The Computational Challenge
The contrast between what humans provide, what autonomy requires, and what machines currently achieve illustrates the depth of the problem:
- Instant Scene Understanding: Humans grasp complex environments at a glance. Machines require 50–100ms, making them 50x slower.
- Physics Intuition: Humans internalize gravity, force, and balance effortlessly. Machines only model correlations, not causal structures.
- Power Efficiency: Humans operate on 20W. Machines demand 700W GPUs to deliver inferior cognition.
- Generalization: Humans generalize from a handful of examples. Machines need thousands.
- Adaptive Recovery: Humans replan in real time. Machines are brittle, failing when plans collapse.
In short, humans possess a stack of capabilities evolved over millions of years. Machines replicate fragments, but at massive cost, higher fragility, and slower response.
Why This Gap Matters
The autonomy chasm is not a minor lag. It represents a fundamental difference in problem complexity. Markets may assume autonomy is 2–3 years away, just a matter of scaling. In reality, engineers estimate a 5–10 year depth before even partial solutions emerge.
The implications are significant:
- Investors risk overvaluing companies that conflate teleoperation with autonomy.
- Companies may overspend scaling production before solving efficiency bottlenecks.
- Policymakers may underestimate the regulatory and safety frameworks required for systems that still fail unpredictably.
The chasm reframes autonomy not as an incremental extension of current AI, but as a qualitatively harder challenge that will demand breakthroughs in compute, hardware, and reasoning.
Intermediate Pathways
Despite the daunting gap, progress is possible through layered approaches:
- Hybrid Autonomy: Robots operate autonomously in constrained tasks, with human supervision for edge cases.
- Cloud-Assisted Autonomy: Heavy computation offloaded to cloud infrastructure, though limited by latency.
- Fleet Learning: Sharing experiences across robotic fleets to accelerate collective learning.
These interim solutions do not close the chasm but offer pragmatic bridges, enabling useful deployments while awaiting breakthroughs.
Strategic Perspective
From a strategic lens, companies face a tension between narrative and reality.
- Narratives emphasize the theoretical promise—AGI, instant generalization, limitless scale.
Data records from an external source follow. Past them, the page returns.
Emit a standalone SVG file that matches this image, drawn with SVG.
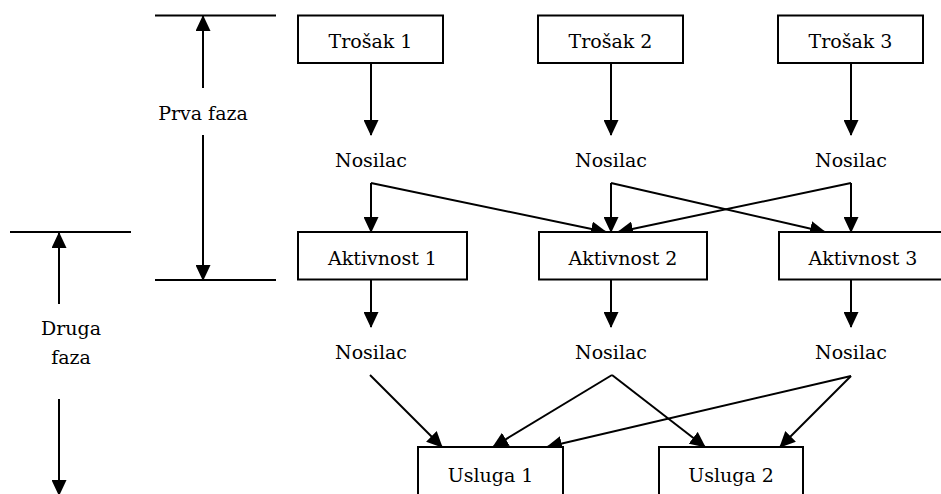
<svg xmlns="http://www.w3.org/2000/svg" width="941" height="494" viewBox="0 0 941 494">
<style>
.t{font-family:'DejaVu Serif','Liberation Serif',serif;font-size:19px;fill:#000;text-anchor:middle}
.box{fill:#fff;stroke:#000;stroke-width:2}
.ln{stroke:#000;stroke-width:2;fill:none}
.ar{stroke:#000;stroke-width:2;fill:none;marker-end:url(#ah)}
</style>
<defs>
<marker id="ah" viewBox="0 0 16 15" refX="15" refY="7.5" markerWidth="16" markerHeight="15" markerUnits="userSpaceOnUse" orient="auto">
<path d="M0,0 L16,7.5 L0,15 Z" fill="#000"/>
</marker>
</defs>
<rect width="941" height="494" fill="#fff"/>
<g id="faze">
<line class="ln" x1="155" y1="15.5" x2="276" y2="15.5"/>
<line class="ar" x1="203" y1="88" x2="203" y2="16"/>
<text class="t" x="203" y="120">Prva faza</text>
<line class="ar" x1="203" y1="135" x2="203" y2="280"/>
<line class="ln" x1="155" y1="280" x2="276" y2="280"/>
<line class="ln" x1="10" y1="232" x2="131" y2="232"/>
<line class="ar" x1="59" y1="304" x2="59" y2="233"/>
<text class="t" x="71" y="335">Druga</text>
<text class="t" x="71" y="364">faza</text>
<line class="ar" x1="59" y1="399" x2="59" y2="495"/>
</g>
<g id="connectors">
<line class="ar" x1="371" y1="63" x2="371" y2="135"/>
<line class="ar" x1="611" y1="63" x2="611" y2="135"/>
<line class="ar" x1="851" y1="63" x2="851" y2="135"/>
<line class="ar" x1="371" y1="183" x2="371" y2="232"/>
<line class="ar" x1="371" y1="183" x2="606" y2="232"/>
<line class="ar" x1="611" y1="183" x2="611" y2="232"/>
<line class="ar" x1="611" y1="183" x2="825" y2="232"/>
<line class="ar" x1="851" y1="183" x2="851" y2="232"/>
<line class="ar" x1="851" y1="183" x2="618" y2="232"/>
<line class="ar" x1="371" y1="280" x2="371" y2="327"/>
<line class="ar" x1="611" y1="280" x2="611" y2="327"/>
<line class="ar" x1="851" y1="280" x2="851" y2="327"/>
<line class="ar" x1="370" y1="375" x2="442" y2="447"/>
<line class="ar" x1="612" y1="375" x2="493" y2="447"/>
<line class="ar" x1="612" y1="375" x2="705" y2="447"/>
<line class="ar" x1="851" y1="376" x2="547" y2="447"/>
<line class="ar" x1="851" y1="376" x2="780" y2="447"/>
</g>
<g id="trosak1"><rect class="box" x="298" y="15.5" width="145" height="47.5"/><text class="t" x="370.5" y="48">Trošak 1</text></g>
<g id="trosak2"><rect class="box" x="538" y="15.5" width="145" height="47.5"/><text class="t" x="610.5" y="48">Trošak 2</text></g>
<g id="trosak3"><rect class="box" x="778" y="15.5" width="145" height="47.5"/><text class="t" x="850.5" y="48">Trošak 3</text></g>
<g id="nosilac1"><text class="t" x="371" y="167">Nosilac</text></g>
<g id="nosilac2"><text class="t" x="611" y="167">Nosilac</text></g>
<g id="nosilac3"><text class="t" x="851" y="167">Nosilac</text></g>
<g id="aktivnost1"><rect class="box" x="298" y="232" width="169" height="47.5"/><text class="t" x="382.5" y="265">Aktivnost 1</text></g>
<g id="aktivnost2"><rect class="box" x="539" y="232" width="168" height="47.5"/><text class="t" x="623" y="265">Aktivnost 2</text></g>
<g id="aktivnost3"><rect class="box" x="779" y="232" width="168" height="47.5"/><text class="t" x="863" y="265">Aktivnost 3</text></g>
<g id="nosilac4"><text class="t" x="371" y="359">Nosilac</text></g>
<g id="nosilac5"><text class="t" x="611" y="359">Nosilac</text></g>
<g id="nosilac6"><text class="t" x="851" y="359">Nosilac</text></g>
<g id="usluga1"><rect class="box" x="418" y="447" width="145" height="60"/><text class="t" x="490.5" y="482">Usluga 1</text></g>
<g id="usluga2"><rect class="box" x="659" y="447" width="144" height="60"/><text class="t" x="731" y="482">Usluga 2</text></g>
</svg>
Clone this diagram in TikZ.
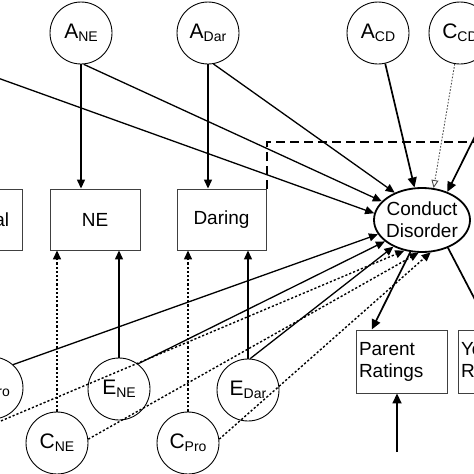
\documentclass[tikz,border=0pt]{standalone}
\usepackage{fontspec}
\setmainfont{Liberation Sans}
\usetikzlibrary{arrows.meta,shapes.geometric}
\newcommand\lab[2]{#1\raisebox{-3pt}{\fontsize{14}{14}\selectfont #2}}
\begin{document}
\begin{tikzpicture}[x=1pt,y=-1pt,
  lat/.style={circle,draw=black,line width=0.9pt,minimum size=62pt,inner sep=0pt,font=\fontsize{21}{21}\selectfont},
  obs/.style={rectangle,draw=black!75,line width=0.9pt,inner sep=0pt,minimum width=90pt,minimum height=61pt,font=\fontsize{19}{19}\selectfont},
  rat/.style={obs,minimum width=91pt,minimum height=63pt,text width=85pt,align=left,font=\fontsize{19}{22}\selectfont},
  tip/.style={-{Triangle[length=9pt,width=8pt]}},
  bigtip/.style={-{Triangle[length=10pt,width=9pt]}},
  sol/.style={line width=1.3pt,tip},
  solthick/.style={line width=1.7pt,bigtip},
  dotl/.style={line width=1.4pt,dash pattern=on 2.2pt off 2pt,tip},
  dotthin/.style={line width=0.9pt,draw=black!70,dash pattern=on 1.6pt off 1.6pt,-{Triangle[length=8pt,width=7pt,open,fill=white]}},
  boxdash/.style={line width=2.2pt,dash pattern=on 9pt off 5pt}]
\useasboundingbox (0,0) rectangle (474,474);
\clip (0,0) rectangle (474,474);
% latent variables
\node[lat] (ANE)  at (81,33)  {\lab{A}{NE}};
\node[lat] (ADar) at (208,33) {\lab{A}{Dar}};
\node[lat] (ACD)  at (378,33) {\lab{A}{CD}};
\node[lat] (CCD)  at (460,33) {\lab{C}{CD}};
\node[lat] (EPro) at (-8,388) {\lab{E}{Pro}};
\node[lat] (CNE)  at (57,443) {\lab{C}{NE}};
\node[lat] (ENE)  at (119,389) {\lab{E}{NE}};
\node[lat] (CPro) at (188,443) {\lab{C}{Pro}};
\node[lat] (EDar) at (248,390) {\lab{E}{Dar}};
\coordinate (APro) at (-30,68);
\coordinate (CLeft) at (-30,434);
\coordinate (ECD) at (501,84);
\coordinate (pe) at (397,452);
% observed
\node[obs,minimum width=104pt] (Pro) at (-30,219.5) {Prosocial};
\node[obs] (NE) at (95,219.5) {NE};
\node[obs,minimum width=89pt] (Daring) at (221.5,219.5) {Daring};
\node[ellipse,draw=black,line width=1.8pt,minimum width=96pt,minimum height=64pt,inner xsep=-3pt,inner ysep=0pt,align=center,font=\fontsize{19}{22}\selectfont] (CD) at (422,220) {Conduct\\Disorder};
\node[rat] (Parent) at (401.5,361.5) {Parent\\Ratings};
\node[rat] (Youth) at (503.5,361.5) {Youth\\Ratings};
% dashed frame
\draw[boxdash] (267,189) -- (267,142) -- (480,142);
% paths into phenotype boxes
\draw[sol] (ANE.south) -- (ANE.south |- NE.north);
\draw[sol] (ADar.south) -- (ADar.south |- Daring.north);
\draw[dotl] (CNE.north) -- (CNE.north |- NE.south);
\draw[sol] (ENE.north) -- (ENE.north |- NE.south);
\draw[dotl] (CPro.north) -- (CPro.north |- Daring.south);
\draw[sol] (EDar.north) -- (EDar.north |- Daring.south);
% paths into conduct disorder, upper
\draw[sol] (APro) -- (CD.172);
\draw[sol] (ANE.275) -- (CD.155);
\draw[sol] (ADar.280) -- (CD.135);
\draw[solthick] (ACD) -- (CD.103);
\draw[dotthin] (CCD) -- (CD.70);
\draw[solthick] (ECD) -- (CD.48);
% lower
\draw[sol] (EPro.48) -- (CD.198);
\draw[sol] (ENE.53) -- (CD.210);
\draw[sol] (EDar.86) -- (CD.223);
\draw[dotl] (CLeft) -- (CD.240);
\draw[dotl] (CNE.7) -- (CD.264);
\draw[dotl] (CPro.7) -- (CD.285);
% ratings
\draw[solthick] (CD.250) -- (Parent.133);
\draw[solthick] (CD.313) -- (Youth.112);
\draw[solthick] (pe) -- (pe |- Parent.south);
\end{tikzpicture}
\end{document}
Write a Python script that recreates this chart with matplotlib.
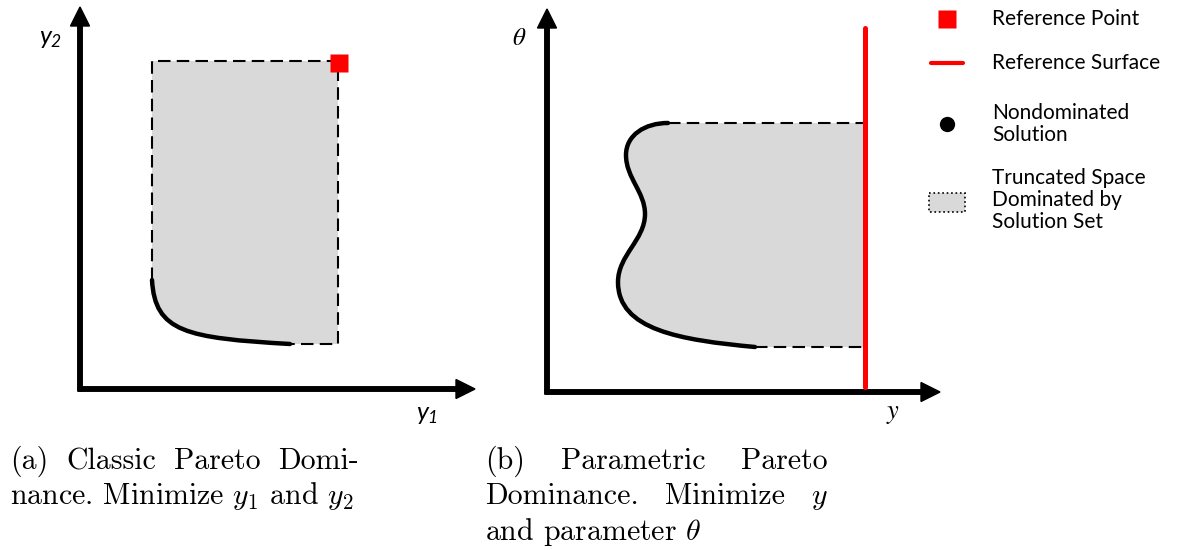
import matplotlib
matplotlib.use("Agg")
import matplotlib.pyplot as plt
import matplotlib.patches as patches
from matplotlib.path import Path

# canvas in pixel units (origin top-left)
W, H = 1178, 550

plt.rcParams['mathtext.fontset'] = 'custom'
plt.rcParams['mathtext.it'] = 'Lato:italic'
plt.rcParams['mathtext.rm'] = 'Lato:italic'

# ---- panel (a): classic Pareto dominance ----
origin_a = (80, 389)
xaxis_end_a = 475
yaxis_end_a = 7
ref_point_a = (339, 63)
box_a = (152, 338, 61, 344)          # left, right, top, bottom
# Pareto front as one cubic Bezier: start, ctrl, ctrl, end
front_a = [(152, 280), (155, 332), (186, 338), (290, 344)]

# ---- panel (b): parametric Pareto dominance ----
origin_b = (547, 392)
xaxis_end_b = 940
yaxis_end_b = 9
ref_surface_x = 865
ref_surface_y = (28, 387)
band_b = (123, 347)                  # top, bottom of truncated region
# nondominated front as chained cubic Beziers
front_b = [(668, 123),
           (645, 123), (626, 135), (626, 155),
           (626, 178), (645, 192), (645, 214),
           (645, 240), (618, 255), (618, 282),
           (618, 330), (680, 340), (755, 347)]

# ---- legend ----
legend_labels = ["Reference Point", "Reference Surface",
                 "Nondominated\nSolution",
                 "Truncated Space\nDominated by\nSolution Set"]
legend_y = [19, 63, 124, 200]

# ---- captions ----
cap_a = [["(a)", "Classic", "Pareto", "Domi-"],
         "nance. Minimize $y_1$ and $y_2$"]
cap_b = [["(b)", "Parametric", "Pareto"],
         ["Dominance.", "Minimize", "$y$"],
         "and parameter $\\theta$"]

GRAY = '#d9d9d9'
RED = '#ff0000'

fig = plt.figure(figsize=(W / 100, H / 100), dpi=100)
ax = fig.add_axes([0, 0, 1, 1])
ax.set_xlim(0, W)
ax.set_ylim(H, 0)
ax.axis('off')


def arrow(x0, y0, x1, y1):
    ax.arrow(x0, y0, x1 - x0, y1 - y0, width=4.5, head_width=19,
             head_length=19, length_includes_head=True, color='black',
             zorder=5)


def dashed(xs, ys):
    ln, = ax.plot(xs, ys, color='black', lw=1.5, zorder=3)
    ln.set_dashes((6, 3))


# panel (a)
l, r, t, b = box_a
codes_a = [Path.MOVETO, Path.CURVE4, Path.CURVE4, Path.CURVE4]
fill_a = Path(front_a + [(r, b), (r, t), (l, t), front_a[0]],
              codes_a + [Path.LINETO] * 4)
ax.add_patch(patches.PathPatch(fill_a, facecolor=GRAY, edgecolor='none', zorder=1))
ax.add_patch(patches.PathPatch(Path(front_a, codes_a), facecolor='none',
                               edgecolor='black', lw=3.2, capstyle='round', zorder=4))
dashed([l, l, r, r, front_a[-1][0]], [front_a[0][1], t, t, b, b])
ax.plot(*ref_point_a, marker='s', ms=13, color=RED, mec='none', zorder=6)
arrow(origin_a[0], origin_a[1] + 2, origin_a[0], yaxis_end_a)
arrow(origin_a[0] - 2, origin_a[1], xaxis_end_a, origin_a[1])
ax.text(51, 38, "$y_2$", fontsize=18, ha='center', va='center')
ax.text(427, 414, "$y_1$", fontsize=18, ha='center', va='center')

# panel (b)
top, bot = band_b
codes_b = [Path.MOVETO] + [Path.CURVE4] * (len(front_b) - 1)
fill_b = Path(front_b + [(ref_surface_x, bot), (ref_surface_x, top), front_b[0]],
              codes_b + [Path.LINETO] * 3)
ax.add_patch(patches.PathPatch(fill_b, facecolor=GRAY, edgecolor='none', zorder=1))
ax.add_patch(patches.PathPatch(Path(front_b, codes_b), facecolor='none',
                               edgecolor='black', lw=3.2, capstyle='round', zorder=4))
dashed([front_b[0][0], ref_surface_x + 3], [top, top])
dashed([front_b[-1][0], ref_surface_x], [bot, bot])
ax.plot([ref_surface_x] * 2, ref_surface_y, color=RED, lw=3.6,
        solid_capstyle='round', zorder=6)
arrow(origin_b[0], origin_b[1] + 2, origin_b[0], yaxis_end_b)
arrow(origin_b[0] - 2, origin_b[1], xaxis_end_b, origin_b[1])
ax.text(519, 38, r"$\theta$", fontsize=18, ha='center', va='center',
        math_fontfamily='stix')
ax.text(893, 413, "$y$", fontsize=19, ha='center', va='center',
        math_fontfamily='stix')

# legend
lx, tx = 947, 992
ax.plot(lx, legend_y[0], marker='s', ms=13, color=RED, mec='none')
ax.plot([931, 963], [legend_y[1]] * 2, color=RED, lw=3, solid_capstyle='round')
ax.plot(lx, legend_y[2], marker='o', ms=10, color='black')
ax.add_patch(patches.Rectangle((929, 193), 36, 19, facecolor=GRAY,
                               edgecolor='black', lw=1.2, linestyle=':'))
for lab, y in zip(legend_labels, legend_y):
    ax.text(tx, y, lab, fontsize=15, family='Lato', ha='left', va='center',
            linespacing=1.1)

# captions, justified like a LaTeX paragraph
CAP = dict(family='cmr10', math_fontfamily='cm', fontsize=21.5, va='baseline')
renderer = fig.canvas.get_renderer()


def caption(lines, x0, x1, y0, step=35.5):
    for i, line in enumerate(lines):
        y = y0 + i * step
        if isinstance(line, str):
            ax.text(x0, y, line, ha='left', **CAP)
            continue
        words = [ax.text(x0, y, w, ha='left', **CAP) for w in line]
        widths = [w.get_window_extent(renderer).width for w in words]
        gap = (x1 - x0 - sum(widths)) / (len(words) - 1)
        x = x0
        for w, wd in zip(words, widths):
            w.set_x(x)
            x += wd + gap


caption(cap_a, 10, 359, 469)
caption(cap_b, 485, 828, 469)

fig.savefig("out.png", dpi=100)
This sustains funding and market enthusiasm.
- Reality emphasizes the engineering bottlenecks—700W GPUs, 100ms latency, brittle performance. This constrains real deployment.
The winners will be those who manage the gap—capturing capital and momentum without overpromising, while investing in the breakthroughs that autonomy truly requires.
Conclusion: Facing the Chasm
The autonomy chasm represents the structural gap between what markets want to believe and what engineers know to be true. On one side lies the promise of AGI—perfect reasoning, instant learning, limitless adaptability. On the other lies today’s physics-bound systems—power-hungry, slow, brittle, and expensive.
Bridging this divide will not be a matter of scaling current architectures. It will demand neuromorphic chips, causal reasoning models, power-efficient compute, and common sense integration. Until then, most demonstrations will remain teleoperated illusions of autonomy.
The key insight is this: the gap is not just technological—it is fundamental. Autonomy requires more than better models. It requires rethinking compute, reasoning, and embodiment from the ground up. Only then will theory and reality converge.